Question

Find the cube roots of 27(cos 279° + i sin 279°).

Answer

**step1** Understanding the problem

The problem asks us to find the cube roots of the complex number $$27(\cos 279^\circ + i \sin 279^\circ)$$. This complex number is presented in polar form, which is $$r(\cos \theta + i \sin \theta)$$. We need to find three distinct cube roots, as there are generally 'n' n-th roots for a complex number.

**step2** Identifying the formula for complex roots

To find the n-th roots of a complex number $$z = r(\cos \theta + i \sin \theta)$$, we use de Moivre's formula for roots, which is:
$$z_k = \sqrt[n]{r} \left( \cos \left( \frac{\theta + 360^\circ k}{n} \right) + i \sin \left( \frac{\theta + 360^\circ k}{n} \right) \right)$$
where $$k = 0, 1, 2, \ldots, n-1$$.
In our specific problem, the given complex number is $$27(\cos 279^\circ + i \sin 279^\circ)$$.
Therefore, we have:
- The magnitude $$r = 27$$.
- The angle $$\theta = 279^\circ$$.
- We are looking for cube roots, so $$n = 3$$.
- The values for $$k$$ will be $$0, 1, 2$$.

**step3** Calculating the magnitude of the roots

The magnitude part of each root is given by $$\sqrt[n]{r}$$.
In this case, $$n = 3$$ and $$r = 27$$.
So, we need to calculate $$\sqrt[3]{27}$$.
We know that $$3 \times 3 \times 3 = 27$$.
Thus, the cube root of 27 is 3. So, the magnitude of each of the cube roots is 3.
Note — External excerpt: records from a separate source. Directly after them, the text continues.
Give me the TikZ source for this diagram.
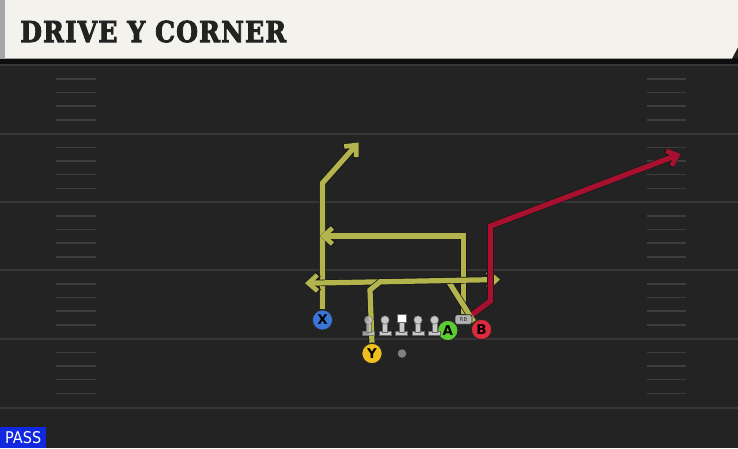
\documentclass[tikz,border=0pt]{standalone}
\usepackage{fontspec}
\usepackage{graphicx}
\usetikzlibrary{arrows.meta}
\newfontfamily\titlefont{DejaVu Serif}[FakeBold=3, LetterSpace=4]
\newfontfamily\labelfont{DejaVu Sans}
\definecolor{field}{HTML}{232323}
\definecolor{yard}{HTML}{363636}
\definecolor{hashc}{HTML}{3d3d3d}
\definecolor{header}{HTML}{F4F2EC}
\definecolor{titlecol}{HTML}{222222}
\definecolor{routey}{RGB}{180,180,76}
\definecolor{router}{RGB}{168,16,48}
\definecolor{xblue}{RGB}{58,118,216}
\definecolor{yyellow}{RGB}{240,190,30}
\definecolor{agreen}{RGB}{92,204,52}
\definecolor{bred}{RGB}{222,40,60}
\definecolor{passblue}{RGB}{16,40,224}
\definecolor{lineman}{HTML}{C8C8C8}
\pgfdeclarelayer{bg}
\pgfdeclarelayer{routes}
\pgfsetlayers{bg,routes,main}
\tikzset{
  yardline/.style={draw=yard, line width=2pt},
  hashline/.style={draw=hashc, line width=1.8pt},
  route/.style={line width=5.2pt, line join=miter,
    -{Straight Barb[length=9pt,width=16pt,line width=4.6pt]},
    preaction={draw=black!90, line width=6.6pt,
      -{Straight Barb[length=9.5pt,width=17.5pt,line width=6pt]}}},
  yroute/.style={route, draw=routey},
  rroute/.style={route, draw=router},
  player/.style={circle, minimum size=20.5pt, inner sep=0pt, draw=black!85,
    line width=1.1pt, text=black,
    font=\labelfont\bfseries\fontsize{13.5}{13.5}\selectfont},
  rbbox/.style={rectangle, rounded corners=2pt, fill=black!30, draw=black!85,
    line width=0.8pt, minimum width=17pt, minimum height=9.5pt, inner sep=0pt,
    text=black!80, font=\labelfont\fontsize{5.5}{5.5}\selectfont},
  lm/.style={fill=lineman, draw=black!60, line width=0.5pt}
}
\begin{document}
\begin{tikzpicture}[x=1pt,y=-1pt]
\useasboundingbox (0,0) rectangle (738,448);
\begin{pgfonlayer}{bg}
  \fill[field] (0,0) rectangle (738,448);
  \fill[black!60!field] (0,58) rectangle (738,64);
  \foreach \yy in {65,133.5,202,270,338.5,407.5}
    \draw[yardline] (0,\yy) -- (738,\yy);
  \foreach \b in {65,133.5,202,270,338.5}
    \foreach \o in {14,27.5,41,55} {
      \draw[hashline] (56,\b+\o) -- (96,\b+\o);
      \draw[hashline] (647,\b+\o) -- (686,\b+\o);
    }
  \fill[header] (0,0) -- (738,0) -- (738,47) -- (732,58.5) -- (0,58.5) -- cycle;
  \fill[black!35] (0,0) rectangle (5,58.5);
\end{pgfonlayer}

\node[anchor=south west, inner sep=0pt, text=titlecol] (title) at (20,42.7)
  {\resizebox{266pt}{21.5pt}{\titlefont\bfseries DRIVE Y CORNER}};

\node[anchor=south west, fill=passblue, minimum width=46pt, minimum height=21pt,
  inner sep=0pt, text=white] (pass) at (0,448)
  {\resizebox{36pt}{12pt}{\labelfont PASS}};

% players
\node[player, fill=xblue] (X) at (322.5,320) {X};
\node[player, fill=yyellow] (Y) at (372,353.5) {Y};
\node[player, fill=agreen] (A) at (447.8,330.5) {A};
\node[player, fill=bred] (B) at (481.5,329.5) {B};
\node[rbbox] (RB) at (463.5,319.5) {RB};
\node[circle, fill=black!50, minimum size=8.5pt, inner sep=0pt] (ball) at (402,353.5) {};

% line
\foreach \lx/\op in {368.5/0.75,385/1,418/1,434.5/1} {
  \begin{scope}[opacity=\op]
  \path[lm] (\lx-6,331) rectangle (\lx+6,335.5);
  \path[lm] (\lx-2.3,321) rectangle (\lx+2.3,332);
  \path[lm] (\lx,320) circle (4.2);
  \end{scope}
}
\path[lm] (395.7,331) rectangle (407.7,335.5);
\path[lm] (399.4,322) rectangle (404,332);
\path[fill=white, draw=black!60, line width=0.5pt] (397.4,313.8) rectangle (406,322.5);

\coordinate (xtip) at (358.5,142.5);
\coordinate (rbtip) at (320,236);
\coordinate (ytip) at (500,279.5);
\coordinate (btip) at (305,283.2);
\coordinate (rtip) at (680.5,154);

\begin{pgfonlayer}{routes}
  \draw[yroute] (X.north) -- (322.5,183) -- (xtip);
  \draw[yroute] (RB.north) |- (rbtip);
  \draw[yroute] (B.north west) -- (448,280.6) -- (btip);
  \draw[yroute] (Y.north) -- (370,290) -- (380,281.8) -- (ytip);
  \draw[rroute] (RB.north east) -- (490.5,301) -- (490.5,226) -- (rtip);
\end{pgfonlayer}
\end{tikzpicture}
\end{document}
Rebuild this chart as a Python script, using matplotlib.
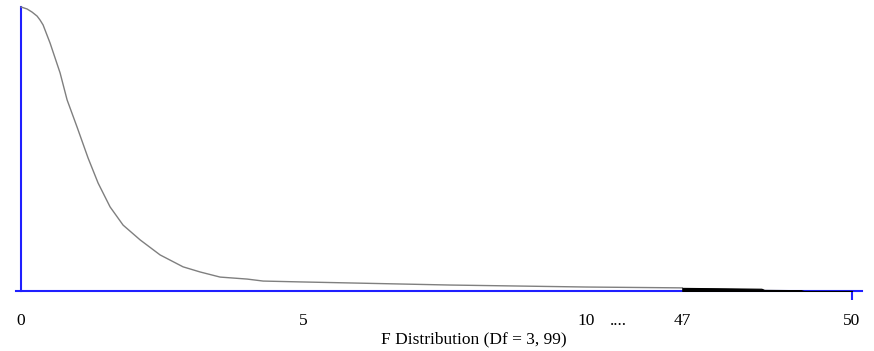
import numpy as np
import matplotlib
matplotlib.use("Agg")
from matplotlib import pyplot as plt

# F density (Df = 3, 99), relative height
f_vals = [0.0, 0.106, 0.195, 0.283, 0.336, 0.389, 0.513, 0.690, 0.814, 0.991, 1.186,
          1.363, 1.575, 1.805, 2.106, 2.460, 2.867, 3.168, 3.522, 4.0, 4.283, 4.938,
          7.59, 10.0, 47.0]
dens = [1.0, 0.993, 0.982, 0.968, 0.954, 0.937, 0.873, 0.768, 0.673, 0.577, 0.468,
        0.380, 0.296, 0.232, 0.180, 0.127, 0.085, 0.067, 0.049, 0.042, 0.035, 0.032,
        0.021, 0.014, 0.011]

# shaded tail beyond 47
tail_f = [47.0, 47.5, 48.4, 48.45, 49.1, 49.15, 50.0]
tail_d = [0.011, 0.010, 0.008, 0.004, 0.003, 0.0, 0.0]

tick_pos = [0, 5, 10, 22.4, 47, 50]   # 22.4 just holds the "...." break marker
tick_lab = ["0", "5", "10", "....", "47", "50"]

BLUE = "#1f1fff"
GAP = 1.7  # axis space used for the 10..47 break

def fwd(x):
    x = np.asarray(x, dtype=float)
    return np.where(x <= 10, x,
                    np.where(x < 47, 10 + (x - 10) * GAP / 37, x - 47 + 10 + GAP))

def inv(p):
    p = np.asarray(p, dtype=float)
    return np.where(p <= 10, p,
                    np.where(p < 10 + GAP, 10 + (p - 10) * 37 / GAP, p - 10 - GAP + 47))

plt.rcParams["font.family"] = ["Liberation Serif", "DejaVu Serif"]

fig = plt.figure(figsize=(8.74, 3.51), dpi=100)
ax = fig.add_axes([16 / 874, 60 / 351, 846 / 874, 284 / 351])
ax.set_xscale("function", functions=(fwd, inv))

ax.plot(f_vals, dens, color="#7f7f7f", lw=1.0, clip_on=False, zorder=3)
ax.fill_between(tail_f, 0, tail_d, color="black", lw=0.8, zorder=3)

ax.set_xlim(-0.09, 50.18)
ax.set_ylim(0, 1.0)

for s in ["top", "right"]:
    ax.spines[s].set_visible(False)
ax.spines["left"].set_position(("data", 0))
for s in ["left", "bottom"]:
    ax.spines[s].set_color(BLUE)
    ax.spines[s].set_linewidth(1.5)

ax.set_yticks([])
ax.set_xticks(tick_pos)
ax.set_xticklabels(tick_lab, fontsize=12.5)
ax.tick_params(axis="x", which="major", length=0, pad=16)
ax.xaxis.remove_overlapping_locs = False
ax.set_xticks([50], minor=True)
ax.tick_params(axis="x", which="minor", length=6.5, width=1.5, color=BLUE)

fig.text(474 / 874, 1 - 339 / 351, "F Distribution (Df = 3, 99)", fontsize=12.5,
         ha="center", va="center")

fig.savefig("out.png", dpi=100)
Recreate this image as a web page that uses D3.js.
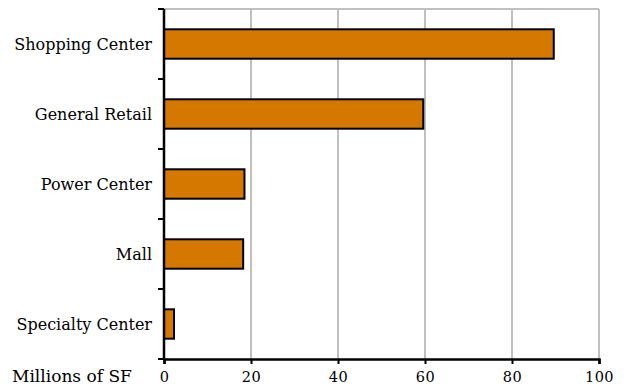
<!DOCTYPE html>
<html>
<head>
<meta charset="utf-8">
<script src="https://cdn.jsdelivr.net/npm/d3@7"></script>
<style>
  html, body { margin: 0; padding: 0; background: #fff; overflow: hidden; }
  svg { display: block; }
  text { font-family: "DejaVu Serif", serif; fill: #000; }
</style>
</head>
<body>
<svg width="634" height="390"></svg>
<script>
const categories = ['Shopping Center', 'General Retail', 'Power Center', 'Mall', 'Specialty Center'];
const values = [89.6, 59.6, 18.5, 18.2, 2.3];
const xTicks = [0, 20, 40, 60, 80, 100];
const xAxisLabel = 'Millions of SF';

const svg = d3.select('svg');
const margin = { top: 9, right: 35, bottom: 31, left: 164 };
const width = +svg.attr('width');
const height = +svg.attr('height');
const innerWidth = width - margin.left - margin.right;
const innerHeight = height - margin.top - margin.bottom;

const data = categories.map((c, i) => ({ name: c, value: values[i] }));

const xScale = d3.scaleLinear().domain([0, 100]).range([0, innerWidth]);
const yScale = d3.scaleBand().domain(categories).range([0, innerHeight]).paddingInner(0.58).paddingOuter(0.29);

const g = svg.append('g').attr('transform', `translate(${margin.left},${margin.top})`);

// grid lines
g.selectAll('.grid')
  .data(xTicks.slice(1))
  .enter().append('line')
  .attr('x1', d => xScale(d)).attr('x2', d => xScale(d))
  .attr('y1', 0).attr('y2', innerHeight)
  .attr('stroke', '#c0c0c0').attr('stroke-width', 2);

// top border
g.append('line')
  .attr('x1', 0).attr('x2', innerWidth)
  .attr('y1', 0).attr('y2', 0)
  .attr('stroke', '#c0c0c0').attr('stroke-width', 2);

// bars
g.selectAll('rect')
  .data(data)
  .enter().append('rect')
  .attr('x', 0)
  .attr('y', d => yScale(d.name))
  .attr('width', d => xScale(d.value))
  .attr('height', yScale.bandwidth())
  .attr('fill', '#d47800')
  .attr('stroke', '#000')
  .attr('stroke-width', 2);

// x axis
const xAxisG = g.append('g')
  .attr('transform', `translate(0,${innerHeight})`)
  .call(d3.axisBottom(xScale).tickValues(xTicks).tickSize(5).tickPadding(9));
xAxisG.select('.domain').attr('stroke-width', 2.5);
xAxisG.selectAll('.tick line').attr('stroke-width', 2);
xAxisG.selectAll('.tick text')
  .attr('dy', null)
  .attr('y', 23)
  .style('font-size', '14.5px')
  .style('letter-spacing', '0.5px')
  .style('font-family', '"DejaVu Serif", serif');

g.append('text')
  .text(xAxisLabel)
  .attr('x', -152)
  .attr('y', innerHeight + 23)
  .style('font-size', '17px');

// y axis: ticks at category boundaries
const bounds = d3.range(categories.length + 1).map(i => i * innerHeight / categories.length);
g.append('line')
  .attr('x1', 0).attr('x2', 0).attr('y1', 0).attr('y2', innerHeight + 1)
  .attr('stroke', '#000').attr('stroke-width', 2.5);
g.selectAll('.ytick')
  .data(bounds)
  .enter().append('line')
  .attr('x1', -6).attr('x2', 0)
  .attr('y1', d => d).attr('y2', d => d)
  .attr('stroke', '#000').attr('stroke-width', 2);

g.selectAll('.ylabel')
  .data(categories)
  .enter().append('text')
  .attr('x', -12)
  .attr('y', d => yScale(d) + yScale.bandwidth() / 2)
  .attr('dy', '0.35em')
  .attr('text-anchor', 'end')
  .style('font-size', '16px')
  .text(d => d);
</script>
</body>
</html>
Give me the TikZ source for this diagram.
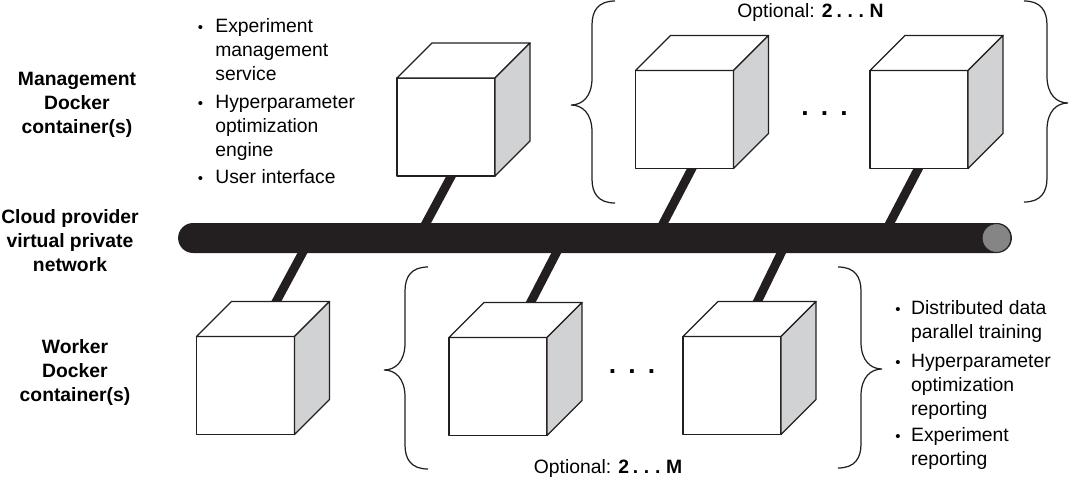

**step4** Calculating the angles for each root

Now, we will calculate the angles for each of the three cube roots using the formula $$\frac{\theta + 360^\circ k}{n}$$, with $$\theta = 279^\circ$$ and $$n = 3$$.
For the first root, we use $$k = 0$$:
Angle$$_0 = \frac{279^\circ + 360^\circ \times 0}{3} = \frac{279^\circ}{3} = 93^\circ$$.
For the second root, we use $$k = 1$$:
Angle$$_1 = \frac{279^\circ + 360^\circ \times 1}{3} = \frac{279^\circ + 360^\circ}{3} = \frac{639^\circ}{3} = 213^\circ$$.
For the third root, we use $$k = 2$$:
Angle$$_2 = \frac{279^\circ + 360^\circ \times 2}{3} = \frac{279^\circ + 720^\circ}{3} = \frac{999^\circ}{3} = 333^\circ$$.

**step5** Writing the cube roots in polar form

Finally, we combine the calculated magnitude (3) with each of the angles to express the three cube roots in polar form.
The first cube root ($$z_0$$) is:
$$z_0 = 3(\cos 93^\circ + i \sin 93^\circ)$$
The second cube root ($$z_1$$) is:
$$z_1 = 3(\cos 213^\circ + i \sin 213^\circ)$$
The third cube root ($$z_2$$) is:
$$z_2 = 3(\cos 333^\circ + i \sin 333^\circ)$$.